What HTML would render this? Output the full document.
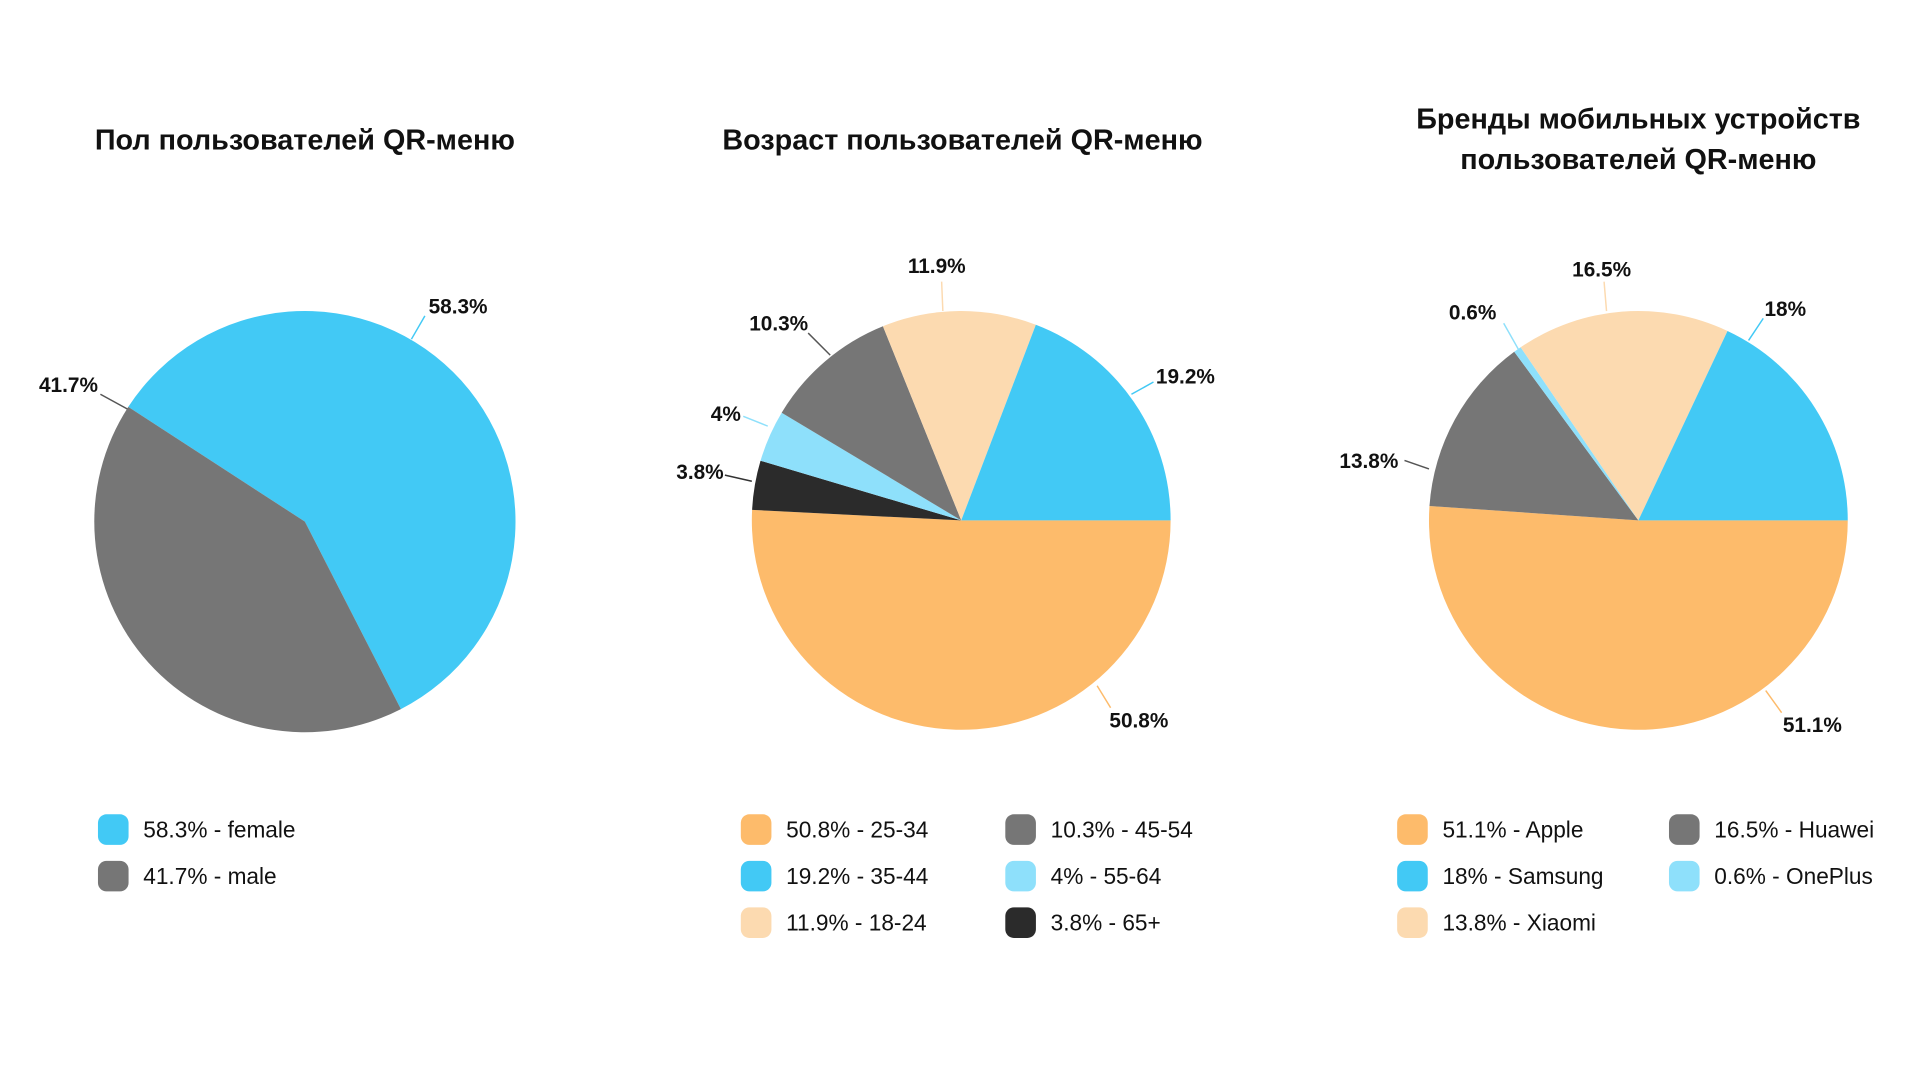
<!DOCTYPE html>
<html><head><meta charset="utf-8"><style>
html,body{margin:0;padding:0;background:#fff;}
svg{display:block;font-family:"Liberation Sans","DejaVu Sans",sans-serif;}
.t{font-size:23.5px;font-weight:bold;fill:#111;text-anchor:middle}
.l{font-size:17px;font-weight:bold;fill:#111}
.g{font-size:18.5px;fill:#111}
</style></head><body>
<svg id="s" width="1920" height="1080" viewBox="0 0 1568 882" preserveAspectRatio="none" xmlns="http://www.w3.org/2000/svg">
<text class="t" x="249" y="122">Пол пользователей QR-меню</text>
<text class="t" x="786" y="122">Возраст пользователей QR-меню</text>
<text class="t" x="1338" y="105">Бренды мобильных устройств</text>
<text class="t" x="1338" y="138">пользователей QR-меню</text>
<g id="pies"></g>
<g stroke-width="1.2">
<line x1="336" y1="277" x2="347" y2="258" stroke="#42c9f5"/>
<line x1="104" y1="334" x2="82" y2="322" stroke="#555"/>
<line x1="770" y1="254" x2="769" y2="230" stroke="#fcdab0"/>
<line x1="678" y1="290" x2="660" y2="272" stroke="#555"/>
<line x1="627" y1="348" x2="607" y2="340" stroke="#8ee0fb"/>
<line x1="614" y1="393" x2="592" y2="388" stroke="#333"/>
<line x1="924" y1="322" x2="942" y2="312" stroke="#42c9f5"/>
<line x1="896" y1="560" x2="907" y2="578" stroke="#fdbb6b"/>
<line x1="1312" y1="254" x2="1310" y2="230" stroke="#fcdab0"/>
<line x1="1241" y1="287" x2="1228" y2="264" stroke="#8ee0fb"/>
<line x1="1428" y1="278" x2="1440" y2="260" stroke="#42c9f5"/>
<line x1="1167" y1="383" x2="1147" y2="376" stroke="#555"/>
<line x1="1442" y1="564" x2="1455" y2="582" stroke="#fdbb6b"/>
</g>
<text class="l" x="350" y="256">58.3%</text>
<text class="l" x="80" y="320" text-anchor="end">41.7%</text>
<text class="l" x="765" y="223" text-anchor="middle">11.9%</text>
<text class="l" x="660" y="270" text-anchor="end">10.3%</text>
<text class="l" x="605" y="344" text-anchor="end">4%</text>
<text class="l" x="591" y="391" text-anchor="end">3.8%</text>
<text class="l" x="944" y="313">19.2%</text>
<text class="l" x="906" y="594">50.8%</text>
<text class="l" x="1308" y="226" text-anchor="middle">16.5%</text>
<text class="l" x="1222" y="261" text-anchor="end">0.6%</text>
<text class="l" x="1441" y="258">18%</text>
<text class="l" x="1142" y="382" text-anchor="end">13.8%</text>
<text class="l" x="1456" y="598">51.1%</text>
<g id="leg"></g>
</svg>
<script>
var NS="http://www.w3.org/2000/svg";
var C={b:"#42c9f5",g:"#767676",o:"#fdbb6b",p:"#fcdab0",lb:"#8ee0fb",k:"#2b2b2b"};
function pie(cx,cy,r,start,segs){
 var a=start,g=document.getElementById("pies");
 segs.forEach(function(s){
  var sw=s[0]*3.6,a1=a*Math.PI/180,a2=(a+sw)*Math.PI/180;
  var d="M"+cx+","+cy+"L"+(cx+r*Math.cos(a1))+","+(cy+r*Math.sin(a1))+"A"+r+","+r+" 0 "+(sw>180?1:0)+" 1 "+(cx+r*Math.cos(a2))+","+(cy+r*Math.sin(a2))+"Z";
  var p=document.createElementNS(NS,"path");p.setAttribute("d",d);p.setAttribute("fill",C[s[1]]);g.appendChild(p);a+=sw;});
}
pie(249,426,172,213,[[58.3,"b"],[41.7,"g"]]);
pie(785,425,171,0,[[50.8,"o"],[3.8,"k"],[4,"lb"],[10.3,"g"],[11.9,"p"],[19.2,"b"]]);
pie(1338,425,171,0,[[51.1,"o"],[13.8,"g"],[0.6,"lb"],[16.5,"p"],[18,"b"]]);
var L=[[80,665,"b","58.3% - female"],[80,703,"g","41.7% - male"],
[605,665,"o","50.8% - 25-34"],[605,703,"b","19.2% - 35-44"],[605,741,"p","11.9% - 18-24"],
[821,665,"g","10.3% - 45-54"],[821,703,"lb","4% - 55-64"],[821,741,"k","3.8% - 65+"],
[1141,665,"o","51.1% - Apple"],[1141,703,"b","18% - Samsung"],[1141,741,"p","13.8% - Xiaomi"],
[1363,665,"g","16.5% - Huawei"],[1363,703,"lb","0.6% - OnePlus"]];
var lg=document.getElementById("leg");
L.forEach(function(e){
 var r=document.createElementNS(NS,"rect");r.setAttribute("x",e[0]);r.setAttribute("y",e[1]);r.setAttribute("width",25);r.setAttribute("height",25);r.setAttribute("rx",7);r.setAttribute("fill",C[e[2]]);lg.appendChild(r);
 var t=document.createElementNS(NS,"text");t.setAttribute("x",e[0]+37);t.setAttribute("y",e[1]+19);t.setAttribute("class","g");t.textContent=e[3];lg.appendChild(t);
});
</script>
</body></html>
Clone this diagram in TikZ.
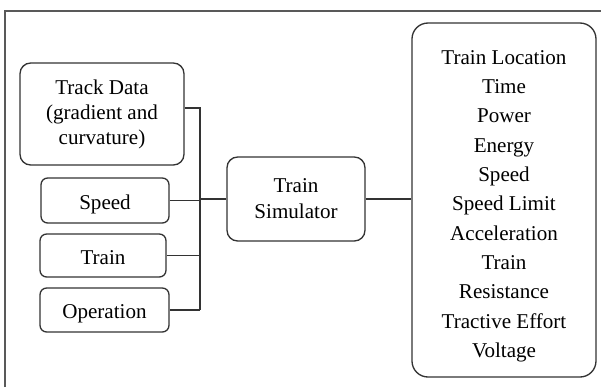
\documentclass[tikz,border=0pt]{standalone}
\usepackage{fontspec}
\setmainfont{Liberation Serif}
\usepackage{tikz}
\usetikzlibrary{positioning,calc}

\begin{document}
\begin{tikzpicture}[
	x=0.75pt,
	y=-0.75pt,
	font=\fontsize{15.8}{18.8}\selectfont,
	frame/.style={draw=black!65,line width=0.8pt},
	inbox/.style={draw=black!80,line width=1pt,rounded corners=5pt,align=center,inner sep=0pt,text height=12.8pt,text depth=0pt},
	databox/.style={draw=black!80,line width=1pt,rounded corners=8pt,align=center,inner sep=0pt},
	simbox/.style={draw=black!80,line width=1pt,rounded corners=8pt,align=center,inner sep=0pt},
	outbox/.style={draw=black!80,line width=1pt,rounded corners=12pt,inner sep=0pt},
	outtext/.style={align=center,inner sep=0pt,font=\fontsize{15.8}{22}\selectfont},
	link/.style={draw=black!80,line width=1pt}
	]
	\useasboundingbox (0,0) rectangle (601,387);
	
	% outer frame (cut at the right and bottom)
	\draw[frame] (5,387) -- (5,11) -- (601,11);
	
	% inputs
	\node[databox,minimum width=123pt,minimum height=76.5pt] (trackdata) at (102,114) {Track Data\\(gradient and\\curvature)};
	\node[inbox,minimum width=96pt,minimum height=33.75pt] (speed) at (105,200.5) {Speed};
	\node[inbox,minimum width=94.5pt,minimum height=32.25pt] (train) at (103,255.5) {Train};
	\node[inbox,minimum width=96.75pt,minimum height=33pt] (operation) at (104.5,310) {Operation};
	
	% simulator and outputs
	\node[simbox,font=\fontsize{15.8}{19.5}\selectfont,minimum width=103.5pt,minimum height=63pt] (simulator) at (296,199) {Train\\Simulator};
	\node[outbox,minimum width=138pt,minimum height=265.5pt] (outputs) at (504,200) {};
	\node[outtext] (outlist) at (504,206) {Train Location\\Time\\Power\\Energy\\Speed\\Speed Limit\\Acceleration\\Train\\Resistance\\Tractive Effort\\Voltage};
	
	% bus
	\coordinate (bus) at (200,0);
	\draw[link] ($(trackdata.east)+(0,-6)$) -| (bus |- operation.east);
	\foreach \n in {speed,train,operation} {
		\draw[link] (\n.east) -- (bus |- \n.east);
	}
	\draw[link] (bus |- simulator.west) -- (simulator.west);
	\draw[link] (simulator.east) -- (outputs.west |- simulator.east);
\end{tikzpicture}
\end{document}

◇ ◇ ◇

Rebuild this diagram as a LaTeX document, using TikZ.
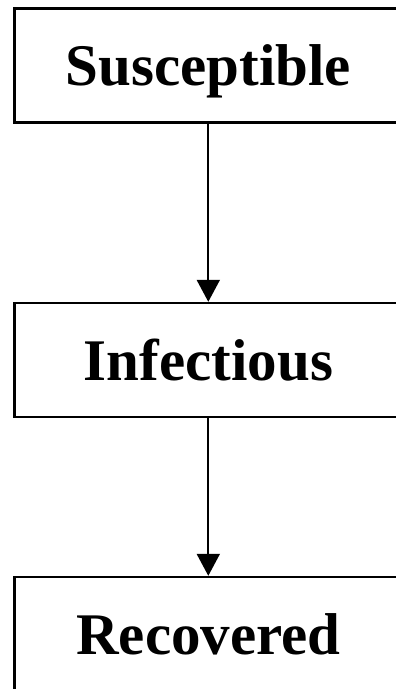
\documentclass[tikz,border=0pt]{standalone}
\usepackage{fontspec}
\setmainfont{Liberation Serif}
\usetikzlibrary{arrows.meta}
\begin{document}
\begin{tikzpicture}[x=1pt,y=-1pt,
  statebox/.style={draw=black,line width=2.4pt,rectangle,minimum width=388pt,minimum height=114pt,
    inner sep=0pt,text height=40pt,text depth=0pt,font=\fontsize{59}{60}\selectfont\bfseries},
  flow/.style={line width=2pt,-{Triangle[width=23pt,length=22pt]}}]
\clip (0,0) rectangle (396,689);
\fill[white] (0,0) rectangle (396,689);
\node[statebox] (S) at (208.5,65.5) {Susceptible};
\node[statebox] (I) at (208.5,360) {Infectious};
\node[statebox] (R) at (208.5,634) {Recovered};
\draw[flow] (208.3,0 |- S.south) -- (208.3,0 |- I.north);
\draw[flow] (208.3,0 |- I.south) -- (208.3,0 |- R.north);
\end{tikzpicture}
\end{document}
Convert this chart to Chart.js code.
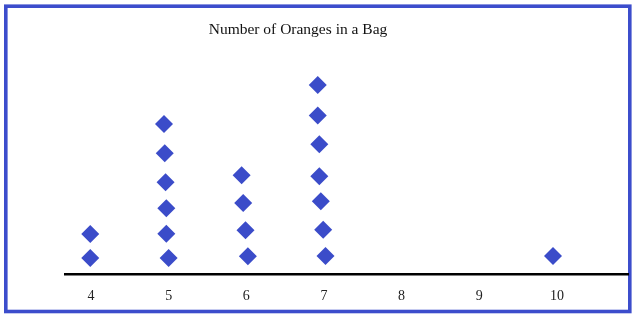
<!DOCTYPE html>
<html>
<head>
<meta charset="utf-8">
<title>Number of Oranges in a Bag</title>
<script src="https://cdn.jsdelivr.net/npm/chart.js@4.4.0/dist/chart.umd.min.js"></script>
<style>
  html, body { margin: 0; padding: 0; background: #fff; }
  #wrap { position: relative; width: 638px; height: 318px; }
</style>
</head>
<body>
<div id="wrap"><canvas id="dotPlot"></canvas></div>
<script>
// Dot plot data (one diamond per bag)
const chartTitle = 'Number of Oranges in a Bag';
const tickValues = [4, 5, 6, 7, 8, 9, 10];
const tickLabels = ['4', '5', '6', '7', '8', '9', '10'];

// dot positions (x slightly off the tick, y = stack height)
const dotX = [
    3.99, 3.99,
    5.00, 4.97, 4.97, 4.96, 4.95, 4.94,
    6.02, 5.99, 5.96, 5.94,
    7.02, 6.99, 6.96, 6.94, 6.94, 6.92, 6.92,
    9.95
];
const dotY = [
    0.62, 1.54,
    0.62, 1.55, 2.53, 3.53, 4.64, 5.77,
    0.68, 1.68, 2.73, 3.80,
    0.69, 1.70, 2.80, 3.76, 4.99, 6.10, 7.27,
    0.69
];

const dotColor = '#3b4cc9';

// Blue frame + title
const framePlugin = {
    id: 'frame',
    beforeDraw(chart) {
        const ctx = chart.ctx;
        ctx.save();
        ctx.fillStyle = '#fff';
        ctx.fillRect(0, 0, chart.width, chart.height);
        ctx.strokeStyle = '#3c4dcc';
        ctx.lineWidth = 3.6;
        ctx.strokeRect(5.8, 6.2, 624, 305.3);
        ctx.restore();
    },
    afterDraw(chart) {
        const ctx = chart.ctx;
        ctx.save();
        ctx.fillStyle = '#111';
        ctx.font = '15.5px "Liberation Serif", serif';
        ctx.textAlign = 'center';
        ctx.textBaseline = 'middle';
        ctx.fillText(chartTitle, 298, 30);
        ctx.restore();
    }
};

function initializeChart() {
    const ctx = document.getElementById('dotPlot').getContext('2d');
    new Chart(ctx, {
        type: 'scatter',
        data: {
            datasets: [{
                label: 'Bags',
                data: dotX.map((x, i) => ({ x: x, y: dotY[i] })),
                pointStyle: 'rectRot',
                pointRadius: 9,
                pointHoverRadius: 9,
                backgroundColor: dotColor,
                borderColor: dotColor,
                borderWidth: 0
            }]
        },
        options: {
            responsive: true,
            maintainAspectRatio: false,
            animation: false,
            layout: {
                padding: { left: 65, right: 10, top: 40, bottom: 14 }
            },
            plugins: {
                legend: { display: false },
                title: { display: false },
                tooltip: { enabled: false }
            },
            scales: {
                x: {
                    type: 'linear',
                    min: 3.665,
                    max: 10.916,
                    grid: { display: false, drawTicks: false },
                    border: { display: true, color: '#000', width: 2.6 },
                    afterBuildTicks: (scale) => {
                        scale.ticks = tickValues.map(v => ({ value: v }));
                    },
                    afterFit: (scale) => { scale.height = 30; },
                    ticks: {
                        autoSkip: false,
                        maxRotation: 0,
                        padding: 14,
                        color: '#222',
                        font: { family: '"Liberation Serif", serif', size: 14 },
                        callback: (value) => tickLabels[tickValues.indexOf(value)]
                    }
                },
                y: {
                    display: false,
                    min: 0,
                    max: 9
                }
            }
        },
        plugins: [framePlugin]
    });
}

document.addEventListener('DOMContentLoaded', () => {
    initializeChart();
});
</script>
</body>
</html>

◇ ◇ ◇

Repeat exactly, and only, the lines from the one containing "Convert this chart to Chart.js code." through the one containing "const tickLabels = ['4', '5', '6', '7', '8', '9', '10'];", both included, without the pictures.

Convert this chart to Chart.js code.
<!DOCTYPE html>
<html>
<head>
<meta charset="utf-8">
<title>Number of Oranges in a Bag</title>
<script src="https://cdn.jsdelivr.net/npm/chart.js@4.4.0/dist/chart.umd.min.js"></script>
<style>
  html, body { margin: 0; padding: 0; background: #fff; }
  #wrap { position: relative; width: 638px; height: 318px; }
</style>
</head>
<body>
<div id="wrap"><canvas id="dotPlot"></canvas></div>
<script>
// Dot plot data (one diamond per bag)
const chartTitle = 'Number of Oranges in a Bag';
const tickValues = [4, 5, 6, 7, 8, 9, 10];
const tickLabels = ['4', '5', '6', '7', '8', '9', '10'];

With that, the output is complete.